Data items
+===+

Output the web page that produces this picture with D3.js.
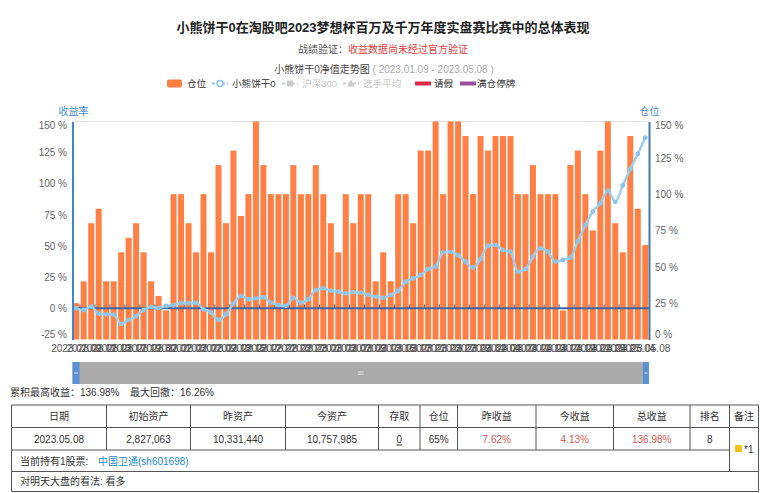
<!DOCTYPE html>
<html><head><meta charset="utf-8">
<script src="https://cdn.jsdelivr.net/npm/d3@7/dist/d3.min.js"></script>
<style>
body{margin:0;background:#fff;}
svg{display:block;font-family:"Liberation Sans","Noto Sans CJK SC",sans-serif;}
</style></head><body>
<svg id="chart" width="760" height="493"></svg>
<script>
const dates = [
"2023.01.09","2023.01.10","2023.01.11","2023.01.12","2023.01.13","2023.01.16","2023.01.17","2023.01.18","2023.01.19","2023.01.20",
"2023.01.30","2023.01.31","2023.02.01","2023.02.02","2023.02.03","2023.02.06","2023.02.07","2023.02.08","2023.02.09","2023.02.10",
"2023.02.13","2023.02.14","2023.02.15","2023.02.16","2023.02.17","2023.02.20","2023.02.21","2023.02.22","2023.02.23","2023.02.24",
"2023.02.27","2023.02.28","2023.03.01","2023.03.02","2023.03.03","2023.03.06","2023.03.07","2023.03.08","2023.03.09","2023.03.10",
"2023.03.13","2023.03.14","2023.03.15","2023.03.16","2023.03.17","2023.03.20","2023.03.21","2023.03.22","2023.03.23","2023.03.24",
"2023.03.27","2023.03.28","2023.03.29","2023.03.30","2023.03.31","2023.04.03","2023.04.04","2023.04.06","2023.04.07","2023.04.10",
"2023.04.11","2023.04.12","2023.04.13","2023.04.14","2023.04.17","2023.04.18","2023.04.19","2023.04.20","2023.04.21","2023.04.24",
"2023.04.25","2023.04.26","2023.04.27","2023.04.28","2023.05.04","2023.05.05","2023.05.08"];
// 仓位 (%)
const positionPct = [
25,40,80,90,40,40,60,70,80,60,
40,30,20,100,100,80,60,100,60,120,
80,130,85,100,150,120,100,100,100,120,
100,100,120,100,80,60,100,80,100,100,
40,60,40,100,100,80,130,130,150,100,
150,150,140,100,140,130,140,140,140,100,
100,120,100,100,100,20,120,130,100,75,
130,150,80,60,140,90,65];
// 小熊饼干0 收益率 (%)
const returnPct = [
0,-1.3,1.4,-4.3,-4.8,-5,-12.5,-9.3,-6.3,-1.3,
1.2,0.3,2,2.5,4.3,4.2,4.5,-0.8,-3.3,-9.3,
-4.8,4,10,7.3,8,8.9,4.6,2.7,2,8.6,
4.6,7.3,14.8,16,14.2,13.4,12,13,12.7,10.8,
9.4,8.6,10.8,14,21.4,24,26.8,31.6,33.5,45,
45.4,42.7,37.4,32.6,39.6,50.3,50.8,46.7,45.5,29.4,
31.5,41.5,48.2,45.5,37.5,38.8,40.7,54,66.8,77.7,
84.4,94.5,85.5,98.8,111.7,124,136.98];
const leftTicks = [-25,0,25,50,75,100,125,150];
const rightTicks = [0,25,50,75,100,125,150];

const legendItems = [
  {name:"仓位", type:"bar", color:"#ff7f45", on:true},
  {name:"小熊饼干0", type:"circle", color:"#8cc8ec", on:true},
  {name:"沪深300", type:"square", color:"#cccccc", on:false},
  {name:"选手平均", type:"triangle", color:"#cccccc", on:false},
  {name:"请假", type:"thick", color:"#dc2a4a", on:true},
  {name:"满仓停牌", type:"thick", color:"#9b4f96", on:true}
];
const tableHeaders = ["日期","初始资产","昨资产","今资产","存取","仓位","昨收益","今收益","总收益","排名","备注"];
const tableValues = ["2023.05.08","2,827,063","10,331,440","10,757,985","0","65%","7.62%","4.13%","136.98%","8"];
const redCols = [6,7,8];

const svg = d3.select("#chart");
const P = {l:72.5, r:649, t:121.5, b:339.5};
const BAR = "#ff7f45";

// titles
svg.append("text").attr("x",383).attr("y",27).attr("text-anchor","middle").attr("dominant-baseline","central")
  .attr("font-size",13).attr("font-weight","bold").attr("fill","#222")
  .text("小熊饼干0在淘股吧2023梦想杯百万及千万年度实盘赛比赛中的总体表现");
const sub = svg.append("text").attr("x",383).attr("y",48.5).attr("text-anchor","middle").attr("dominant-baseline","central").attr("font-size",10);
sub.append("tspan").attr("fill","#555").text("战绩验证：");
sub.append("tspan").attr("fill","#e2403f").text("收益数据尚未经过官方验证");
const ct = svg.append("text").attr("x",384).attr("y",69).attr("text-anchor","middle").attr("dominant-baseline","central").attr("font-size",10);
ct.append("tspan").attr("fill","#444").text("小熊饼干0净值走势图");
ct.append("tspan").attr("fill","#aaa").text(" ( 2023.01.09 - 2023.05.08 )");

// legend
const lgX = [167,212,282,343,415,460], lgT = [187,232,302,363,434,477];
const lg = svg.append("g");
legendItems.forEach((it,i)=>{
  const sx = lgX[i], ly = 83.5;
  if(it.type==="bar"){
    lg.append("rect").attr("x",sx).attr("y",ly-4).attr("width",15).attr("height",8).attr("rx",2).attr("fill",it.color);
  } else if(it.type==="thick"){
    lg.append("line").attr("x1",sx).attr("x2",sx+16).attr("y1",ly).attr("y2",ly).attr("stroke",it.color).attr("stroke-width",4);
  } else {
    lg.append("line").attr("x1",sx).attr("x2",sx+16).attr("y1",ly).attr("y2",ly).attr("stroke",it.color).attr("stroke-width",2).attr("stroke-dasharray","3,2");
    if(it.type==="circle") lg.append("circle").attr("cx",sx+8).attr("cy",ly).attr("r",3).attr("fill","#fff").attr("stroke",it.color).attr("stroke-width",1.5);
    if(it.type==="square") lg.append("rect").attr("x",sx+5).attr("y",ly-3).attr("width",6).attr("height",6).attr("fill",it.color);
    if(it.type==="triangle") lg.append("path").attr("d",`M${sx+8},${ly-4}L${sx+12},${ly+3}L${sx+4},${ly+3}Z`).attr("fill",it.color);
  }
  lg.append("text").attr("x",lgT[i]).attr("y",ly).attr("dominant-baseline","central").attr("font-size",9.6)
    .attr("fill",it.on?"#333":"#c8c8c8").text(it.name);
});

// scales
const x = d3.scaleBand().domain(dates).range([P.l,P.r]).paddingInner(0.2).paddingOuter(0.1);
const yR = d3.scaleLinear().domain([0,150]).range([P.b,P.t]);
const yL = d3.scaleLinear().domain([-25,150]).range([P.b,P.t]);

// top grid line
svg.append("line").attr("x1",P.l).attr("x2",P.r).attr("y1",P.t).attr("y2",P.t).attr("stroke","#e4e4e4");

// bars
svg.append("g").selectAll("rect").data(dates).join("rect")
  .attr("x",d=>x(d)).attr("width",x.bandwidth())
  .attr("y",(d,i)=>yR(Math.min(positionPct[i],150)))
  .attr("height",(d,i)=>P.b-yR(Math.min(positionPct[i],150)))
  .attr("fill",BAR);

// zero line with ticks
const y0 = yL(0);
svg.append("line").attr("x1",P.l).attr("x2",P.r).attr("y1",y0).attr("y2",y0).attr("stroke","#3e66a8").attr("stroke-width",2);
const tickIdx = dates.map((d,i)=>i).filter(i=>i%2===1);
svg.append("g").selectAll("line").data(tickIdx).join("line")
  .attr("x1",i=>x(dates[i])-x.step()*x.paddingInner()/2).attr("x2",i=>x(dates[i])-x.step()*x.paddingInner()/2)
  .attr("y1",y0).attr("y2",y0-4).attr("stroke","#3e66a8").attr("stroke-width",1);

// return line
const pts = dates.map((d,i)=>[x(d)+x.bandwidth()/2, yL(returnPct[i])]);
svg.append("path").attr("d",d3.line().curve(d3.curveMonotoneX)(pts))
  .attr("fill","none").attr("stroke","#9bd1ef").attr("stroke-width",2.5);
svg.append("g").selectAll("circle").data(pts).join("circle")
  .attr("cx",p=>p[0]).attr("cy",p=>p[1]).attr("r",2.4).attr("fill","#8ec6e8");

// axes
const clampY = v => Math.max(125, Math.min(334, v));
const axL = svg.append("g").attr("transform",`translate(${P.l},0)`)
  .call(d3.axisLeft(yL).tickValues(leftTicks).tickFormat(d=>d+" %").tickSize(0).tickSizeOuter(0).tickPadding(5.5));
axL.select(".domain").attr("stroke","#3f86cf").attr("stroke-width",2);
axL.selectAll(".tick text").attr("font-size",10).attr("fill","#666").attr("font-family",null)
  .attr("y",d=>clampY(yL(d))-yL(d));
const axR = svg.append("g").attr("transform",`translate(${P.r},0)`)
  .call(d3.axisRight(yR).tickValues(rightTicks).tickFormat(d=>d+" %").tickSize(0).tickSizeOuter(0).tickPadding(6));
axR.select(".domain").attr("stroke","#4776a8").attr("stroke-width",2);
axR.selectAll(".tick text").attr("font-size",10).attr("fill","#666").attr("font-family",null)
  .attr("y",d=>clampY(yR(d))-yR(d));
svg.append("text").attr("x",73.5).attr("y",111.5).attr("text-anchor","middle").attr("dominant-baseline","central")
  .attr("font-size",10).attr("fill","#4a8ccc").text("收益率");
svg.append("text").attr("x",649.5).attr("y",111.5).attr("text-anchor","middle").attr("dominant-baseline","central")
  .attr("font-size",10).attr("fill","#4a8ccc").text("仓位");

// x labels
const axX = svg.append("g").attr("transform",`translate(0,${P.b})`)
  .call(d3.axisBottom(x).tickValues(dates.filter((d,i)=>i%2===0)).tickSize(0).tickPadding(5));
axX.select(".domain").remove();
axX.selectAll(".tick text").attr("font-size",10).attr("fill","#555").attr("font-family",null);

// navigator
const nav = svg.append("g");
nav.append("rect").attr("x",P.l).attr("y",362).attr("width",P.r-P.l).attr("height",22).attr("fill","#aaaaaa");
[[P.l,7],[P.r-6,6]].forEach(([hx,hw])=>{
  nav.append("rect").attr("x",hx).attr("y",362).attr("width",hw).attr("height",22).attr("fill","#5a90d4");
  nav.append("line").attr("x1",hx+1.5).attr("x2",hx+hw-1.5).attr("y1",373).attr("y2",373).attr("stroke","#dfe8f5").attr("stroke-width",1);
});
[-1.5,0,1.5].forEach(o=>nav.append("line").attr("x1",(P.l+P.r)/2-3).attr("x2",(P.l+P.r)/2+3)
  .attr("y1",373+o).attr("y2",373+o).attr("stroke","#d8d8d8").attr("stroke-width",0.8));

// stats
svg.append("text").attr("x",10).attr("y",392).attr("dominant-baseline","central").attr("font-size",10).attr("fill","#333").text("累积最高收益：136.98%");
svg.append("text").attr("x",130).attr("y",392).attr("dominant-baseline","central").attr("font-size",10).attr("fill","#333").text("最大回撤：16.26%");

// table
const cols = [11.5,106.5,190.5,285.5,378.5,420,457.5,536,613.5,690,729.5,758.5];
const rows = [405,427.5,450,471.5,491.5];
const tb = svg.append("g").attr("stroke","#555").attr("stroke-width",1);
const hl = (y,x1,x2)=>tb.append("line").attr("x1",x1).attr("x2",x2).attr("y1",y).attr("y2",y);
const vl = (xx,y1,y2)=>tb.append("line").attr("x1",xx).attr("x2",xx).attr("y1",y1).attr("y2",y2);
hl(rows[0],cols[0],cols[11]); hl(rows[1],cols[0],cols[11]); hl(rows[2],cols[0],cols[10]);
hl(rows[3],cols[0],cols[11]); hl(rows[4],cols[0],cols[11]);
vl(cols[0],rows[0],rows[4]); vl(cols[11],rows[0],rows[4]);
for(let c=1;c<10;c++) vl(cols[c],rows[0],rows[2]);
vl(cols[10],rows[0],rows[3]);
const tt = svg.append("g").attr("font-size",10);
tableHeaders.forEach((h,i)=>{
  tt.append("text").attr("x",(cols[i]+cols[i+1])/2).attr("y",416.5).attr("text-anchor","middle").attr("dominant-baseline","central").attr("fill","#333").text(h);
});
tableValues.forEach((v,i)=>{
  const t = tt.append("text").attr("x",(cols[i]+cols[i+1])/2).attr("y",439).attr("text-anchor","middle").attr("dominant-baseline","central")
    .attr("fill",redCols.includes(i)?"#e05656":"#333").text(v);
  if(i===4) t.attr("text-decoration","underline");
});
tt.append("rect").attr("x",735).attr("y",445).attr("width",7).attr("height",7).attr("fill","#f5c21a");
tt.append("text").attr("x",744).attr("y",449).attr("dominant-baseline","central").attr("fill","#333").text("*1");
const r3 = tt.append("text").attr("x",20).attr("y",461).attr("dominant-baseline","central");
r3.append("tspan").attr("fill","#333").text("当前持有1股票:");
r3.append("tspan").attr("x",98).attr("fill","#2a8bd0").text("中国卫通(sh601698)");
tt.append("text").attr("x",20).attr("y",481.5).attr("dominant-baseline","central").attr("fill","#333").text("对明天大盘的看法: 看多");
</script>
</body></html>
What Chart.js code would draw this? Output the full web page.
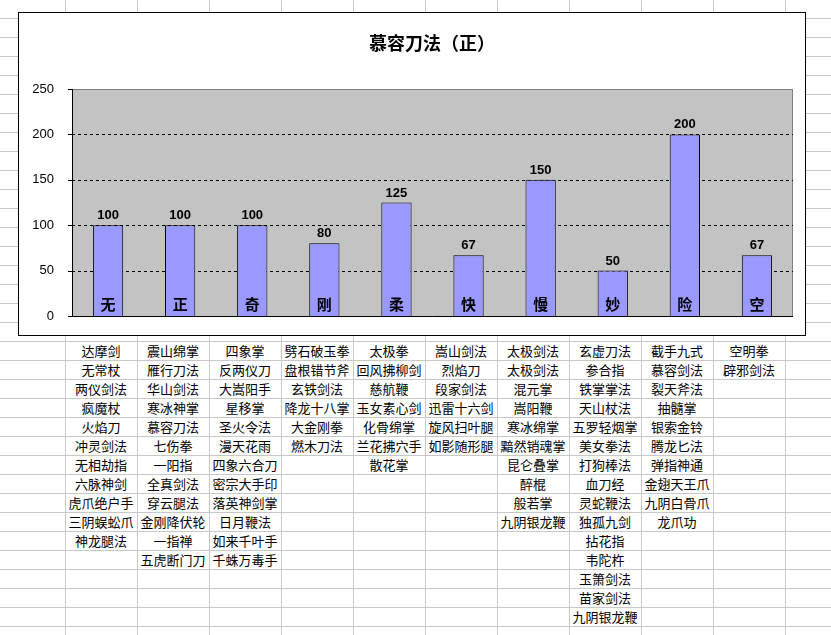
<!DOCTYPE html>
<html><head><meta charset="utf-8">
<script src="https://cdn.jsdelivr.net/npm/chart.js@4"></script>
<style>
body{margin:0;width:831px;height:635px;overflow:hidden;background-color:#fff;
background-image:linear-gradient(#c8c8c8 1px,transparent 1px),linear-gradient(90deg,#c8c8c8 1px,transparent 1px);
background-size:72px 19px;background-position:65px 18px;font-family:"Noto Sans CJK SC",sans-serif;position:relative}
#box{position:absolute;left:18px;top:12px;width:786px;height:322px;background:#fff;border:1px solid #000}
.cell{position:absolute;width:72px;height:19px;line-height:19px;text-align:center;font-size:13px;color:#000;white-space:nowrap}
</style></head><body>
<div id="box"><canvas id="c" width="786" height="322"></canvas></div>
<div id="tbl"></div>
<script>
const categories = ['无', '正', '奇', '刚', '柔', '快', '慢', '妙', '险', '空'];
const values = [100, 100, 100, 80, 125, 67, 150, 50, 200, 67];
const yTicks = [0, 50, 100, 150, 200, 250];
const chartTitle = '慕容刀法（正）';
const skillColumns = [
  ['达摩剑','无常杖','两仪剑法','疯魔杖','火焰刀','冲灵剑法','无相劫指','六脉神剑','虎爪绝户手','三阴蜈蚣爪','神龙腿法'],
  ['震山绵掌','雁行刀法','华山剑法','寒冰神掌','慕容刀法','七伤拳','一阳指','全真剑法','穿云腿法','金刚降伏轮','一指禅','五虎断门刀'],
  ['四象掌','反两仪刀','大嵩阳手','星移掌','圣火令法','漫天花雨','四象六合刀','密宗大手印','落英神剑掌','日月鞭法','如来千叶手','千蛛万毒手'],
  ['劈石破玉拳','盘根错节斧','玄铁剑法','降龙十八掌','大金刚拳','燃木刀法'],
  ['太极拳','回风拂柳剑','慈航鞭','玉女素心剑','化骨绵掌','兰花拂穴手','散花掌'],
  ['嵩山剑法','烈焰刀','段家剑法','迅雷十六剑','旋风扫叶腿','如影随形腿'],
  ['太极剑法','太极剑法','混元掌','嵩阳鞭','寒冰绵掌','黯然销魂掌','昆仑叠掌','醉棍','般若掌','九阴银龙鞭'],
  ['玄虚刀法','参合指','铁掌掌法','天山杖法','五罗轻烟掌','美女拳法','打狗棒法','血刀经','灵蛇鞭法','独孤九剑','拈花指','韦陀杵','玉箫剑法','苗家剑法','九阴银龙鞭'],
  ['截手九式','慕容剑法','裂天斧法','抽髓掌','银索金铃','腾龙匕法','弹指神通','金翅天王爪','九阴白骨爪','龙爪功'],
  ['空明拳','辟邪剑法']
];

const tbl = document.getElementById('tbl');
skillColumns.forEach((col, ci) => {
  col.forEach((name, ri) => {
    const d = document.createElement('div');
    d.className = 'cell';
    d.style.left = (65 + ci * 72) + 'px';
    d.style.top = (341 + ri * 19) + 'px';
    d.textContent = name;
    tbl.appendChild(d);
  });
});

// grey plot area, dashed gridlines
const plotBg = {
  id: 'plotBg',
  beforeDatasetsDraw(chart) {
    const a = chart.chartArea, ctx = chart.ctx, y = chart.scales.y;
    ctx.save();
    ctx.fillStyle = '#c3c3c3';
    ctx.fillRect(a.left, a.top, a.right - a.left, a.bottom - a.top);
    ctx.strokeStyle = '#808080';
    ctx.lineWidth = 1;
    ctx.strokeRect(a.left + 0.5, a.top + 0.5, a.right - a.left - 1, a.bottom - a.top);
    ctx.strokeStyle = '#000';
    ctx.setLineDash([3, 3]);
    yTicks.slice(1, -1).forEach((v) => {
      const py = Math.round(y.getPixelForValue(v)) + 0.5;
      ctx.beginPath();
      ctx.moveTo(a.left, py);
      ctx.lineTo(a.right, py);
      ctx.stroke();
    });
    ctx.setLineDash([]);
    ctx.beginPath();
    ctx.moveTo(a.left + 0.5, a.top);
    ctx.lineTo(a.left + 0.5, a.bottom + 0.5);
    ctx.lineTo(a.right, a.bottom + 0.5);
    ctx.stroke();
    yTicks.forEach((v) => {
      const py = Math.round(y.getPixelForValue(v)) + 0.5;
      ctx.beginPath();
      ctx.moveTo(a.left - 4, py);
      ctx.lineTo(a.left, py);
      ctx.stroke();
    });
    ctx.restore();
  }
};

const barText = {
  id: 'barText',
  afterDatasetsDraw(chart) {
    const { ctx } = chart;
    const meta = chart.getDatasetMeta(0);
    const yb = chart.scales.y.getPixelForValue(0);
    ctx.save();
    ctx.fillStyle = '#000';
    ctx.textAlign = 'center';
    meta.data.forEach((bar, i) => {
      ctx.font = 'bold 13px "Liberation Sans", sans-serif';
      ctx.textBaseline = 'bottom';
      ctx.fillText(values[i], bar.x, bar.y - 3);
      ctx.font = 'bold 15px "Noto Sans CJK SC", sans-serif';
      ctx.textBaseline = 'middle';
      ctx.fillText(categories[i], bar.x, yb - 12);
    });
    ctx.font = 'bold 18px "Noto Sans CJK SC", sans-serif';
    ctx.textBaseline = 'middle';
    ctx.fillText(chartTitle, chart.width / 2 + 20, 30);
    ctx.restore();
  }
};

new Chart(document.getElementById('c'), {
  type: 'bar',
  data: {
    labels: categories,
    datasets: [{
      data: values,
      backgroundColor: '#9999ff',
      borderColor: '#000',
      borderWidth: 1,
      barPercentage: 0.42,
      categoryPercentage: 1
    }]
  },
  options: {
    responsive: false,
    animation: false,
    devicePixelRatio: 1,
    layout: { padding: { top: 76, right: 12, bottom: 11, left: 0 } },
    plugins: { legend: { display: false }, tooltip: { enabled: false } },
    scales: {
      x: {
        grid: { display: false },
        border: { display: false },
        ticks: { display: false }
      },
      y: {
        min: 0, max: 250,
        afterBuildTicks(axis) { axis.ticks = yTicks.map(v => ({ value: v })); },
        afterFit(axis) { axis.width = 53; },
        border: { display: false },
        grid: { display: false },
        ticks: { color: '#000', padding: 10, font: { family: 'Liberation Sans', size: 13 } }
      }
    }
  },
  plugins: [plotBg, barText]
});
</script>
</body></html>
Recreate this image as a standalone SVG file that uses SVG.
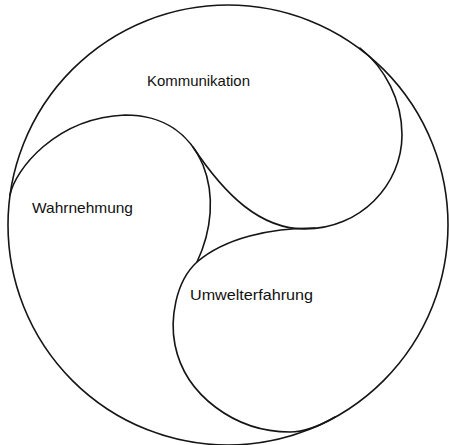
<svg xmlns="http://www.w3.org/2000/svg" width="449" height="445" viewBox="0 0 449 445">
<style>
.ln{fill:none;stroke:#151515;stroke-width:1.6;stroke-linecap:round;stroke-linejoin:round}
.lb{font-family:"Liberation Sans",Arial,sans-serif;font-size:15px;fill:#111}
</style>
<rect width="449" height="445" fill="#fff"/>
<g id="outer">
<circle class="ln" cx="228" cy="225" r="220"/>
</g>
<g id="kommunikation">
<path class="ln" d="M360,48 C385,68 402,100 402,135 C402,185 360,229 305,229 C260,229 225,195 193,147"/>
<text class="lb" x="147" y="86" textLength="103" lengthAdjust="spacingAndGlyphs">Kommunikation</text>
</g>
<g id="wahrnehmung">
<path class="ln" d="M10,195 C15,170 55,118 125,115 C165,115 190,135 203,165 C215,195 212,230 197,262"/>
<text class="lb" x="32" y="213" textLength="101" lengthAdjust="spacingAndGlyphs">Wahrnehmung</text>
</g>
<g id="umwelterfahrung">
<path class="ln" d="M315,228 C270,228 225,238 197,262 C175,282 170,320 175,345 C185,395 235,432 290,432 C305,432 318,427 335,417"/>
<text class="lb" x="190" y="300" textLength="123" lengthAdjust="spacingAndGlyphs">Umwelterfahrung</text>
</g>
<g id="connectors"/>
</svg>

+===+

Starting at the line that holds "Recreate this image", repeat every line through the end of the listing exactly as written, skipping any picture.

Recreate this image as a standalone SVG file that uses SVG.
<svg xmlns="http://www.w3.org/2000/svg" width="449" height="445" viewBox="0 0 449 445">
<style>
.ln{fill:none;stroke:#151515;stroke-width:1.6;stroke-linecap:round;stroke-linejoin:round}
.lb{font-family:"Liberation Sans",Arial,sans-serif;font-size:15px;fill:#111}
</style>
<rect width="449" height="445" fill="#fff"/>
<g id="outer">
<circle class="ln" cx="228" cy="225" r="220"/>
</g>
<g id="kommunikation">
<path class="ln" d="M360,48 C385,68 402,100 402,135 C402,185 360,229 305,229 C260,229 225,195 193,147"/>
<text class="lb" x="147" y="86" textLength="103" lengthAdjust="spacingAndGlyphs">Kommunikation</text>
</g>
<g id="wahrnehmung">
<path class="ln" d="M10,195 C15,170 55,118 125,115 C165,115 190,135 203,165 C215,195 212,230 197,262"/>
<text class="lb" x="32" y="213" textLength="101" lengthAdjust="spacingAndGlyphs">Wahrnehmung</text>
</g>
<g id="umwelterfahrung">
<path class="ln" d="M315,228 C270,228 225,238 197,262 C175,282 170,320 175,345 C185,395 235,432 290,432 C305,432 318,427 335,417"/>
<text class="lb" x="190" y="300" textLength="123" lengthAdjust="spacingAndGlyphs">Umwelterfahrung</text>
</g>
<g id="connectors"/>
</svg>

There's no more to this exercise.